[Records from a data source]
§
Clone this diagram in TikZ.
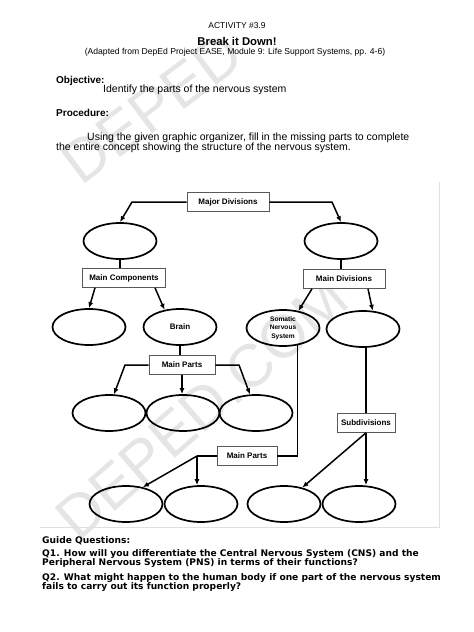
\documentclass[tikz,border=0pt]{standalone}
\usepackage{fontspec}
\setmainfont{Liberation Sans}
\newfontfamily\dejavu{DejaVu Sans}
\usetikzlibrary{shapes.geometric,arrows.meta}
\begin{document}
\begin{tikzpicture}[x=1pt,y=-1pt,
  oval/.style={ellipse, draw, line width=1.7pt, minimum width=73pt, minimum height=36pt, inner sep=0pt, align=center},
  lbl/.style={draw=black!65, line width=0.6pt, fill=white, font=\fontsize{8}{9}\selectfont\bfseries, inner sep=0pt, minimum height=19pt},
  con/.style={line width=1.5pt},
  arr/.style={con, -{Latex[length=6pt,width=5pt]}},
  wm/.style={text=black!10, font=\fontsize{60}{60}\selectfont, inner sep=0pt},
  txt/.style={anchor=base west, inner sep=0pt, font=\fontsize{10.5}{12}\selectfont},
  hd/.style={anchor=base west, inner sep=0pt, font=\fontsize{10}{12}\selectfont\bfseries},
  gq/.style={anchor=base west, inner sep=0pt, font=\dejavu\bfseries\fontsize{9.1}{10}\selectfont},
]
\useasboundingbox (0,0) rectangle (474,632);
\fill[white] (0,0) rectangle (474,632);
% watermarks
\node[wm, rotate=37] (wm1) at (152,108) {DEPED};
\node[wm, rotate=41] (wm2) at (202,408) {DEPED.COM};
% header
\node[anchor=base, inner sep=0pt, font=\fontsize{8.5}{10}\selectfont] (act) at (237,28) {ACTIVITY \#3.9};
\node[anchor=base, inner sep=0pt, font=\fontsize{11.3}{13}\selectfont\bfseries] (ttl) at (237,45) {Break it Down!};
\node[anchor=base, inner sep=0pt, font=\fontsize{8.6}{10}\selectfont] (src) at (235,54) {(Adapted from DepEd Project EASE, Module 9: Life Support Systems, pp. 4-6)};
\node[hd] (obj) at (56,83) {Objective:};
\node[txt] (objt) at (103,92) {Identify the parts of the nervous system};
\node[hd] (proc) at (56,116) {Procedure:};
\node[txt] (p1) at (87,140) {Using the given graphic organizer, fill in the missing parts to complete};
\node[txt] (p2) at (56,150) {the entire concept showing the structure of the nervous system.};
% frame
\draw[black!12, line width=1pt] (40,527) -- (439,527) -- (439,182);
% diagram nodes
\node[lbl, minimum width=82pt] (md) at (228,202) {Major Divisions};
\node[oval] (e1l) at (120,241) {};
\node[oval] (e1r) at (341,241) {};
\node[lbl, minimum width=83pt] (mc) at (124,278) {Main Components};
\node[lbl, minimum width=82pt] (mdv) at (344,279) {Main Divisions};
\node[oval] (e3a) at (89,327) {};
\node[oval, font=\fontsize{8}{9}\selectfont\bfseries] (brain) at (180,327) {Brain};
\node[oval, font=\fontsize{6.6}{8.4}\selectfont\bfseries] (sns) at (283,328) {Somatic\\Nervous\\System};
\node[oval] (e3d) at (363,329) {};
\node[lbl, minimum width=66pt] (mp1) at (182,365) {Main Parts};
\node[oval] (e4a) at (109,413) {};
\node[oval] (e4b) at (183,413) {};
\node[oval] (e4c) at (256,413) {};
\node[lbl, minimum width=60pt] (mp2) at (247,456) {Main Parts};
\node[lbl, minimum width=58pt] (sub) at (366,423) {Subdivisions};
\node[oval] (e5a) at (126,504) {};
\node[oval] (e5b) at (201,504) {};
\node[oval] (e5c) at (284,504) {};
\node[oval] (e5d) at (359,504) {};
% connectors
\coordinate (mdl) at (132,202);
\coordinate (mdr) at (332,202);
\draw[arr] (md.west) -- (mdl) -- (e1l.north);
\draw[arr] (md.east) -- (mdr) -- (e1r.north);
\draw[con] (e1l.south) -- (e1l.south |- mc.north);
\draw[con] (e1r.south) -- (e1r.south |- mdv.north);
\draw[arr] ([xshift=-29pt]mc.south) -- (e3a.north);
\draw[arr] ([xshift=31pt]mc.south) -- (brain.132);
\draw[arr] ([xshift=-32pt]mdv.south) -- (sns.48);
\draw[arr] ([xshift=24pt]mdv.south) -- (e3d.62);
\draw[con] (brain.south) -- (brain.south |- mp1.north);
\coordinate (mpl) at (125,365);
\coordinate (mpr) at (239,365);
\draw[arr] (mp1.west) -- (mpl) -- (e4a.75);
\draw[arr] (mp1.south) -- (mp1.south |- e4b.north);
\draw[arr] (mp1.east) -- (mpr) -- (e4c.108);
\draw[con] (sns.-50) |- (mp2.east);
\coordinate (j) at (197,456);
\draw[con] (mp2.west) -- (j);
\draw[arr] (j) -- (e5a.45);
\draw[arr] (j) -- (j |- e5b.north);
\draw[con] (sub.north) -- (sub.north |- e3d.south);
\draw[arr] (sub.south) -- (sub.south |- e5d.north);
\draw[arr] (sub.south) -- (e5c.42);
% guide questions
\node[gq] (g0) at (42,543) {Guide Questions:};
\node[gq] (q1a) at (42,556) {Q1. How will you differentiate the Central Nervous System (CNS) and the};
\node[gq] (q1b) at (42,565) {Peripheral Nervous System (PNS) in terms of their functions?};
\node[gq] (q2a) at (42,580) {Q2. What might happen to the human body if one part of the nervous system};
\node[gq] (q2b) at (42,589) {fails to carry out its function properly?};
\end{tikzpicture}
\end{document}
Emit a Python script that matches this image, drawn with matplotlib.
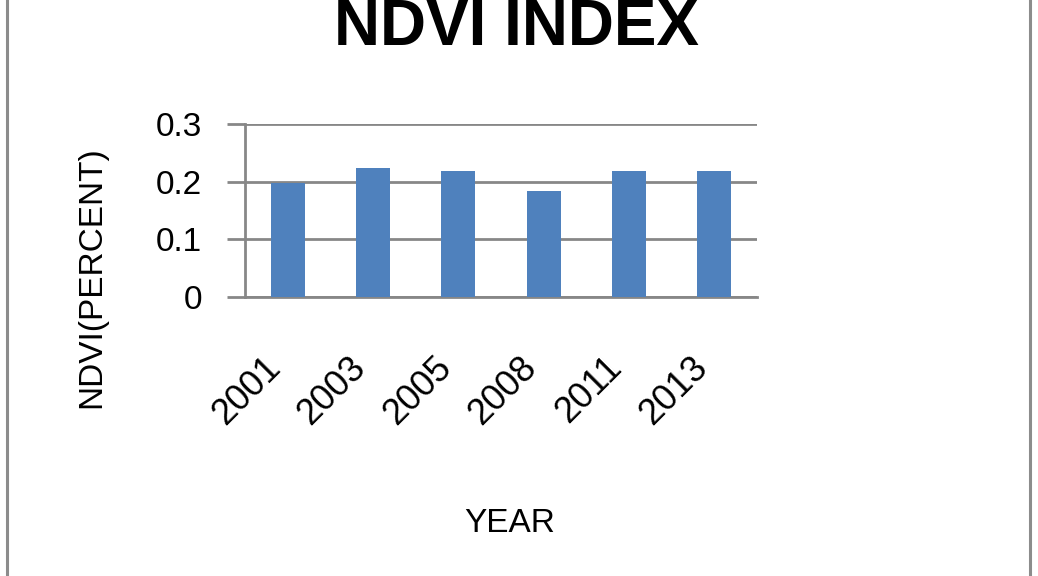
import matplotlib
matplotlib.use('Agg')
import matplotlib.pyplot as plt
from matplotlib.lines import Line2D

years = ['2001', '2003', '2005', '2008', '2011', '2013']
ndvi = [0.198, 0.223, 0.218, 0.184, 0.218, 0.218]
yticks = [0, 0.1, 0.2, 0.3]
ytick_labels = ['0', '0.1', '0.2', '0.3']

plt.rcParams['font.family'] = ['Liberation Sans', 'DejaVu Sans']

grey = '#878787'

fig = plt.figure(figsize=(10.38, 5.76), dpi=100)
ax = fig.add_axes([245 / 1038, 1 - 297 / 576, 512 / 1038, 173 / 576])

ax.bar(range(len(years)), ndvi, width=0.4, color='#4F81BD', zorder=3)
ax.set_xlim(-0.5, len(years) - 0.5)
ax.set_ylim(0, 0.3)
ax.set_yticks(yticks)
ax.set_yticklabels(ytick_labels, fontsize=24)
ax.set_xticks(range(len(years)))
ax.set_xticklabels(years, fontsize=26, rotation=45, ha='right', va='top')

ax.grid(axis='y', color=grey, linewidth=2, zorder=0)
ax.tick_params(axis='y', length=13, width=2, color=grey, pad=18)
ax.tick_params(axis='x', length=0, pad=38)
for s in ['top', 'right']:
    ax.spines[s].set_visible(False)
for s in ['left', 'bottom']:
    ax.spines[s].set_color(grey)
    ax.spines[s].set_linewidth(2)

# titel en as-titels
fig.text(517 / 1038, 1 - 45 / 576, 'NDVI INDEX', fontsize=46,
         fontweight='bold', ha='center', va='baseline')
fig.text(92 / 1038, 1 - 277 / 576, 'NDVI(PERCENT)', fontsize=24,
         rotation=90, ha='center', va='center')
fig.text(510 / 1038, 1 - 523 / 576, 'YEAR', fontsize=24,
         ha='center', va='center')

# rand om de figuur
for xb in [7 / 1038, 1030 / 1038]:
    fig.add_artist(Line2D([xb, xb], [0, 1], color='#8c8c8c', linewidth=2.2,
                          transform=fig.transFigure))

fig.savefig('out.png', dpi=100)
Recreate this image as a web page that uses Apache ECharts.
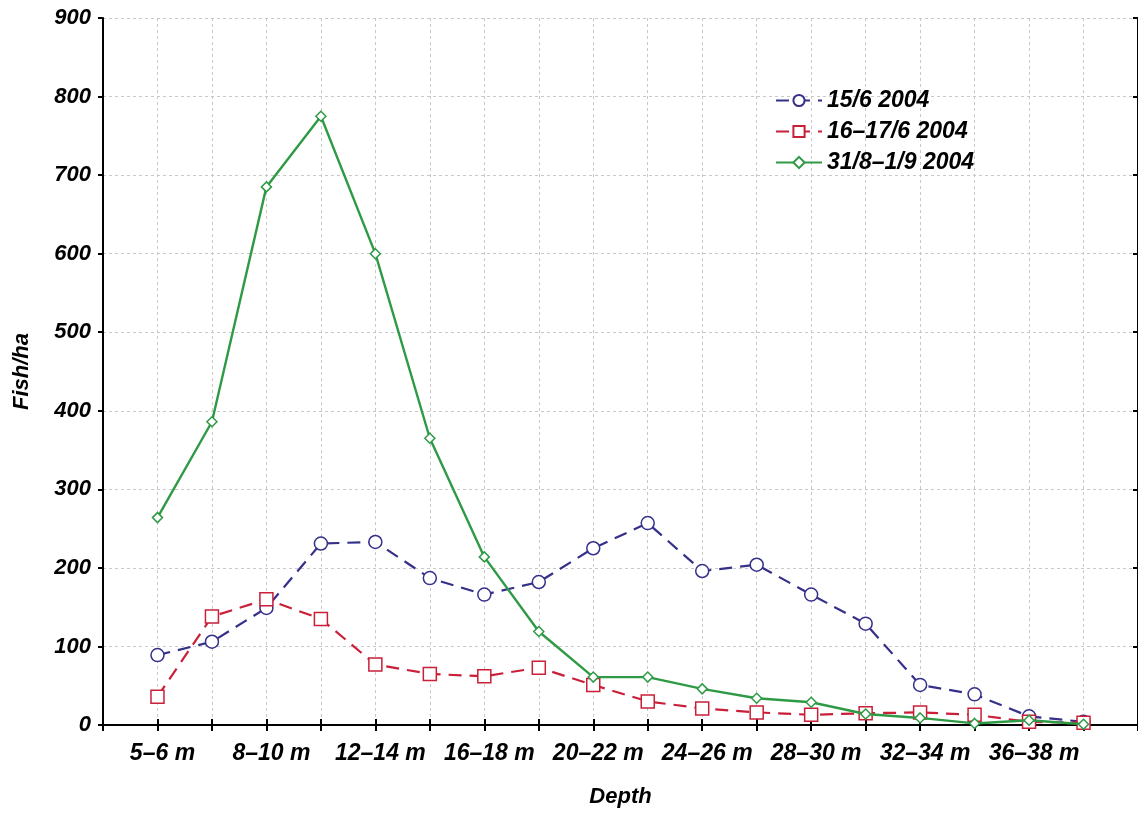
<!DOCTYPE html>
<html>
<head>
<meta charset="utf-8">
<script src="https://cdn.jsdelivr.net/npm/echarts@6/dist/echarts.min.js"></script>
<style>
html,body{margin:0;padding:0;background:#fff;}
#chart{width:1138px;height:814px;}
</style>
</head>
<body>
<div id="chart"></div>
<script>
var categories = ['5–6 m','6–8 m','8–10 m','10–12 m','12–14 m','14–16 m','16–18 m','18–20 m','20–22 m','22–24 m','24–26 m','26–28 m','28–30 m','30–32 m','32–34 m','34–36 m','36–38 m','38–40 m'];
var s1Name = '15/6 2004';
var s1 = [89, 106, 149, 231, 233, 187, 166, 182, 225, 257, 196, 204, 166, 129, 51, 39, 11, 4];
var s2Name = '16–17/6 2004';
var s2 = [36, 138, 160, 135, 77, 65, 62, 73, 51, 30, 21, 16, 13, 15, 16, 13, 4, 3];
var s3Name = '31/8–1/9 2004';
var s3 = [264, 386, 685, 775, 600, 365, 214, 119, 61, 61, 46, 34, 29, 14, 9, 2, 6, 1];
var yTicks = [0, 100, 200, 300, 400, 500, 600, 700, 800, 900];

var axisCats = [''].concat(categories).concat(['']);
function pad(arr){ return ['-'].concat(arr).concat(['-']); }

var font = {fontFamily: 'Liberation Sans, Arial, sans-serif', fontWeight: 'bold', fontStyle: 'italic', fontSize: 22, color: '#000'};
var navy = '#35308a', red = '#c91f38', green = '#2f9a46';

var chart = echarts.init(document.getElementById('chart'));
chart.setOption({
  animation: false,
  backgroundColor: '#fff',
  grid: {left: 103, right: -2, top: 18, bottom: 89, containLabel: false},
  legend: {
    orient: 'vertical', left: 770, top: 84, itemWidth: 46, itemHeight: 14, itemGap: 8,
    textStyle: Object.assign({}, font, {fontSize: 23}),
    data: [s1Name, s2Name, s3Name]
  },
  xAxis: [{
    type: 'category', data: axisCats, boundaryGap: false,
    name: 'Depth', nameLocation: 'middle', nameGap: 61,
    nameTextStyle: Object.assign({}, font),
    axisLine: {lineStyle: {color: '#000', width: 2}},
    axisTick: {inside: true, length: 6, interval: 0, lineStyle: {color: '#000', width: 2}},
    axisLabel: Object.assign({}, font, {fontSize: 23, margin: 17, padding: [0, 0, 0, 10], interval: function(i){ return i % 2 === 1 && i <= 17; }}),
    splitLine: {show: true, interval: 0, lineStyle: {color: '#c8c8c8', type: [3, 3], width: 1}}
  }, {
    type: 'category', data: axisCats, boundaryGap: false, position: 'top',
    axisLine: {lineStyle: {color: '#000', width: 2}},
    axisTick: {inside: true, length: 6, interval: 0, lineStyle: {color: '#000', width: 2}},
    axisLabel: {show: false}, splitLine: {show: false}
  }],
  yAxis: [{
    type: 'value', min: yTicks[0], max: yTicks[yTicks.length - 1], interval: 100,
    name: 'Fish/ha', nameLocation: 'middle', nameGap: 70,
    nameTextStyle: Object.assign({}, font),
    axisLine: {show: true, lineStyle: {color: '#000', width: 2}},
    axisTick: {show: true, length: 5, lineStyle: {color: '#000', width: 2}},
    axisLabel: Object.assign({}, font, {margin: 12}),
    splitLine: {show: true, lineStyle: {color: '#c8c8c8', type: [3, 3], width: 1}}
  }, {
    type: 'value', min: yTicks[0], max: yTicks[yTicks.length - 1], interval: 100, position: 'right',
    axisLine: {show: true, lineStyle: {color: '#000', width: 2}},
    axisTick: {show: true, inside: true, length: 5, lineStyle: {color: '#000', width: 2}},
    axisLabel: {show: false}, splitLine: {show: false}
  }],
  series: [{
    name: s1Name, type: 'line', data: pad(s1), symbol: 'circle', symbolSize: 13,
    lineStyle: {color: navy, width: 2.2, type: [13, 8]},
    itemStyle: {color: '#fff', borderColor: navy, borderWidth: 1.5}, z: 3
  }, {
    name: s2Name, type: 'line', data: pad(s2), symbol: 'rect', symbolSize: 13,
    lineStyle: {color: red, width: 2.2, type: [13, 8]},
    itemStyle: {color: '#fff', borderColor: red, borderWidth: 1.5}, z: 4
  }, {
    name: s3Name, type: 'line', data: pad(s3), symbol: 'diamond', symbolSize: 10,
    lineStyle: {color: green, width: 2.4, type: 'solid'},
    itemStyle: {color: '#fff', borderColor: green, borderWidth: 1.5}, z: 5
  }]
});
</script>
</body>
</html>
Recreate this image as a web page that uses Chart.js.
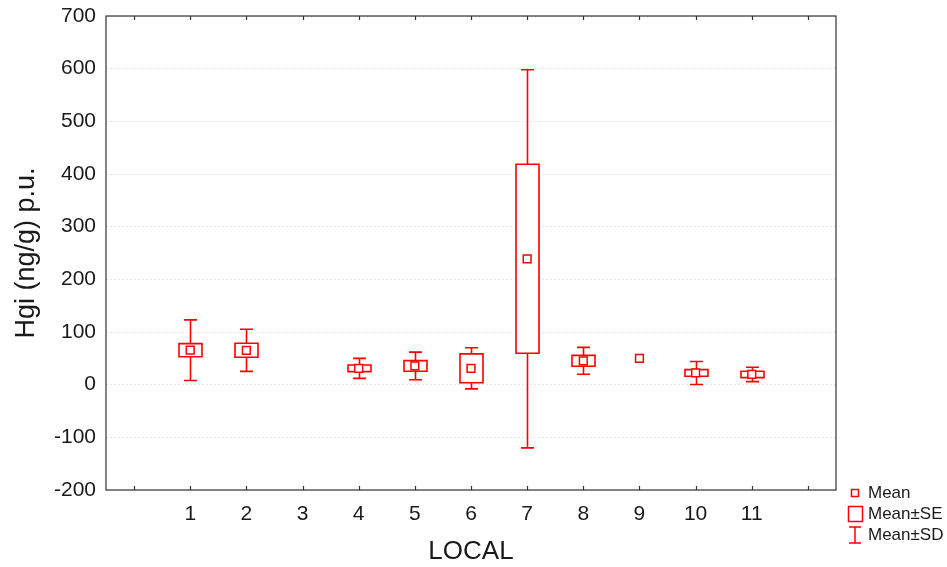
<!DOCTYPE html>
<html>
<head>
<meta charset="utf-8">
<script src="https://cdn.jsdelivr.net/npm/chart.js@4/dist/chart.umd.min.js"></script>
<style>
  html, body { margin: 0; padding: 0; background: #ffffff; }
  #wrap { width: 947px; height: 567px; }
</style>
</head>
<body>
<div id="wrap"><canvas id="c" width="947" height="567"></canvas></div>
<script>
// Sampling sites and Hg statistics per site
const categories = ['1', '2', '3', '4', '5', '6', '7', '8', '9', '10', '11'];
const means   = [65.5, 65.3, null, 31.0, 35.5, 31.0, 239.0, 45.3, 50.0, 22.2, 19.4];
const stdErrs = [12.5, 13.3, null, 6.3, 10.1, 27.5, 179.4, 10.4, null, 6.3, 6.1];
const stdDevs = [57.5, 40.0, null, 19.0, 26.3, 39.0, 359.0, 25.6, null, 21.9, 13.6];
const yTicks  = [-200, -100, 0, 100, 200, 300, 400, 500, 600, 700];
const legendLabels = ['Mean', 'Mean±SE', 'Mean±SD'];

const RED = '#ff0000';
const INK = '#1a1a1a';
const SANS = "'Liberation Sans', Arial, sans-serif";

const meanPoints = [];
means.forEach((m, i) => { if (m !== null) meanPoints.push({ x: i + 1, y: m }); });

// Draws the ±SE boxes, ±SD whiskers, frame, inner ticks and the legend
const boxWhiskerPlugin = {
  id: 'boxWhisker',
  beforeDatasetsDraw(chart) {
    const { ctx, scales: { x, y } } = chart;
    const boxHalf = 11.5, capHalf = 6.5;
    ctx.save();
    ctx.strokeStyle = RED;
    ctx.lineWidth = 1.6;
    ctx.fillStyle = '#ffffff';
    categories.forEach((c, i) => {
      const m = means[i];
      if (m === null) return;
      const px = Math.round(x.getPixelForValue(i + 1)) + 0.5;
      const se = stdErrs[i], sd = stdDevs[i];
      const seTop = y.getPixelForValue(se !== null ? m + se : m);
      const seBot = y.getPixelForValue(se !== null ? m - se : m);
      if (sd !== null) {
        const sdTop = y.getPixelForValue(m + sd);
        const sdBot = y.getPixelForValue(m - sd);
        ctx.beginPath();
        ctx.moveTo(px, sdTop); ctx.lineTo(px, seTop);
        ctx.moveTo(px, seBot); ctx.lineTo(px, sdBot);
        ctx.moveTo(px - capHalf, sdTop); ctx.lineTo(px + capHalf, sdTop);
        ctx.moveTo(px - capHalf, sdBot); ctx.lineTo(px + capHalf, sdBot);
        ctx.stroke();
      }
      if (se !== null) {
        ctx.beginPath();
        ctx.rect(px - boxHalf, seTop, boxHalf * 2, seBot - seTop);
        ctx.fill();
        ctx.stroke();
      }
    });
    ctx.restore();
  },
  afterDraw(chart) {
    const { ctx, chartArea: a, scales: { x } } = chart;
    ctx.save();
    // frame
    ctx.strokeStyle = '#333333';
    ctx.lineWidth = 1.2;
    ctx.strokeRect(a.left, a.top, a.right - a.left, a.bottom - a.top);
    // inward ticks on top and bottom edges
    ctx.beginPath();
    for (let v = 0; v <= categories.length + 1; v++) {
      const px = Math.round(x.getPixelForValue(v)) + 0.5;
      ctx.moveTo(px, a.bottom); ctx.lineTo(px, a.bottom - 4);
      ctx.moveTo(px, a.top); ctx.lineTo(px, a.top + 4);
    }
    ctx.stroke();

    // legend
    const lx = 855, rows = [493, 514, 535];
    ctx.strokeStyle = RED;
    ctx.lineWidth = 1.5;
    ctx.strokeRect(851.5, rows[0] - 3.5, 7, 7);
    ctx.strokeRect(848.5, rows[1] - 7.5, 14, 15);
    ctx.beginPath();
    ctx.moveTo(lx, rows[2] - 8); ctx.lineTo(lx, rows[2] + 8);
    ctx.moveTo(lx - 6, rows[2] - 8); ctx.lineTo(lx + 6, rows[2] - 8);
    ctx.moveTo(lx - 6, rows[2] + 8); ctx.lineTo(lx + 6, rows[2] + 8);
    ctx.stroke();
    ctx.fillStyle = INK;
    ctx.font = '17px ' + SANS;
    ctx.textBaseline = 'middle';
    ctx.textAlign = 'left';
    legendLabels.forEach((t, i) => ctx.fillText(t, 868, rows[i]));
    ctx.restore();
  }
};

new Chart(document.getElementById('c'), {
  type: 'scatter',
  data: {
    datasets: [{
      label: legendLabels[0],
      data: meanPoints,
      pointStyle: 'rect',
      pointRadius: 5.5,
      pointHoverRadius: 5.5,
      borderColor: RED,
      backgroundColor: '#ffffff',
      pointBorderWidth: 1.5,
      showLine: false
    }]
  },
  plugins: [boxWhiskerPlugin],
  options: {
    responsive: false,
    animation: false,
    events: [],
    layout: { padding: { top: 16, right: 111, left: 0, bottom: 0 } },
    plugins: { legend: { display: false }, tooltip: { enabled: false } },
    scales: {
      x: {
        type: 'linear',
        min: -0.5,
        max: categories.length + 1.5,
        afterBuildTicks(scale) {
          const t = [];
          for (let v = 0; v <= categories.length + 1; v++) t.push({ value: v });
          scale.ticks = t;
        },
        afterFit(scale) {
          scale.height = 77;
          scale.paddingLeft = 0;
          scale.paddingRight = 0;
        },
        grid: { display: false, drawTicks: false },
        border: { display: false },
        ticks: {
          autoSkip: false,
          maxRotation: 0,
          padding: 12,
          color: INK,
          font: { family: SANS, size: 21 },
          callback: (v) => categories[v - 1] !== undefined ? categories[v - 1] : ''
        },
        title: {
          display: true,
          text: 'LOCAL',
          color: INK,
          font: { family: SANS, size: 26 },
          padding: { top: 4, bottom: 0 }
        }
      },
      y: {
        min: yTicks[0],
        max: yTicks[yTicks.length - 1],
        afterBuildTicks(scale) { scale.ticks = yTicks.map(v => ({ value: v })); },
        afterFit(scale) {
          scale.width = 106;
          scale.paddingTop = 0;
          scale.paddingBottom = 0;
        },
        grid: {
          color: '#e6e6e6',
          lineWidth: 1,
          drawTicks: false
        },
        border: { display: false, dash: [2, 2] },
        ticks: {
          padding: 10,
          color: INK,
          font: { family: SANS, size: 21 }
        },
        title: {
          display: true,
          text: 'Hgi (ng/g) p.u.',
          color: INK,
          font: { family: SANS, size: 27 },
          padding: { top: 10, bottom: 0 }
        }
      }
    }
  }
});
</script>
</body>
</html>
§
*JOB*: Everything from the line with "Recreate this image as a web page that uses Apache" down to the line with "700, 800, 900];" in the data above should be copied exactly, with both end lines kept and the pictures left out.

*COMPLETE RESPONSE*:
Recreate this image as a web page that uses Apache ECharts.
<!DOCTYPE html>
<html>
<head>
<meta charset="utf-8">
<script src="https://cdn.jsdelivr.net/npm/echarts@6/dist/echarts.min.js"></script>
<style>
html,body{margin:0;padding:0;background:#fff;}
#chart{width:1138px;height:814px;}
</style>
</head>
<body>
<div id="chart"></div>
<script>
var categories = ['5–6 m','6–8 m','8–10 m','10–12 m','12–14 m','14–16 m','16–18 m','18–20 m','20–22 m','22–24 m','24–26 m','26–28 m','28–30 m','30–32 m','32–34 m','34–36 m','36–38 m','38–40 m'];
var s1Name = '15/6 2004';
var s1 = [89, 106, 149, 231, 233, 187, 166, 182, 225, 257, 196, 204, 166, 129, 51, 39, 11, 4];
var s2Name = '16–17/6 2004';
var s2 = [36, 138, 160, 135, 77, 65, 62, 73, 51, 30, 21, 16, 13, 15, 16, 13, 4, 3];
var s3Name = '31/8–1/9 2004';
var s3 = [264, 386, 685, 775, 600, 365, 214, 119, 61, 61, 46, 34, 29, 14, 9, 2, 6, 1];
var yTicks = [0, 100, 200, 300, 400, 500, 600, 700, 800, 900];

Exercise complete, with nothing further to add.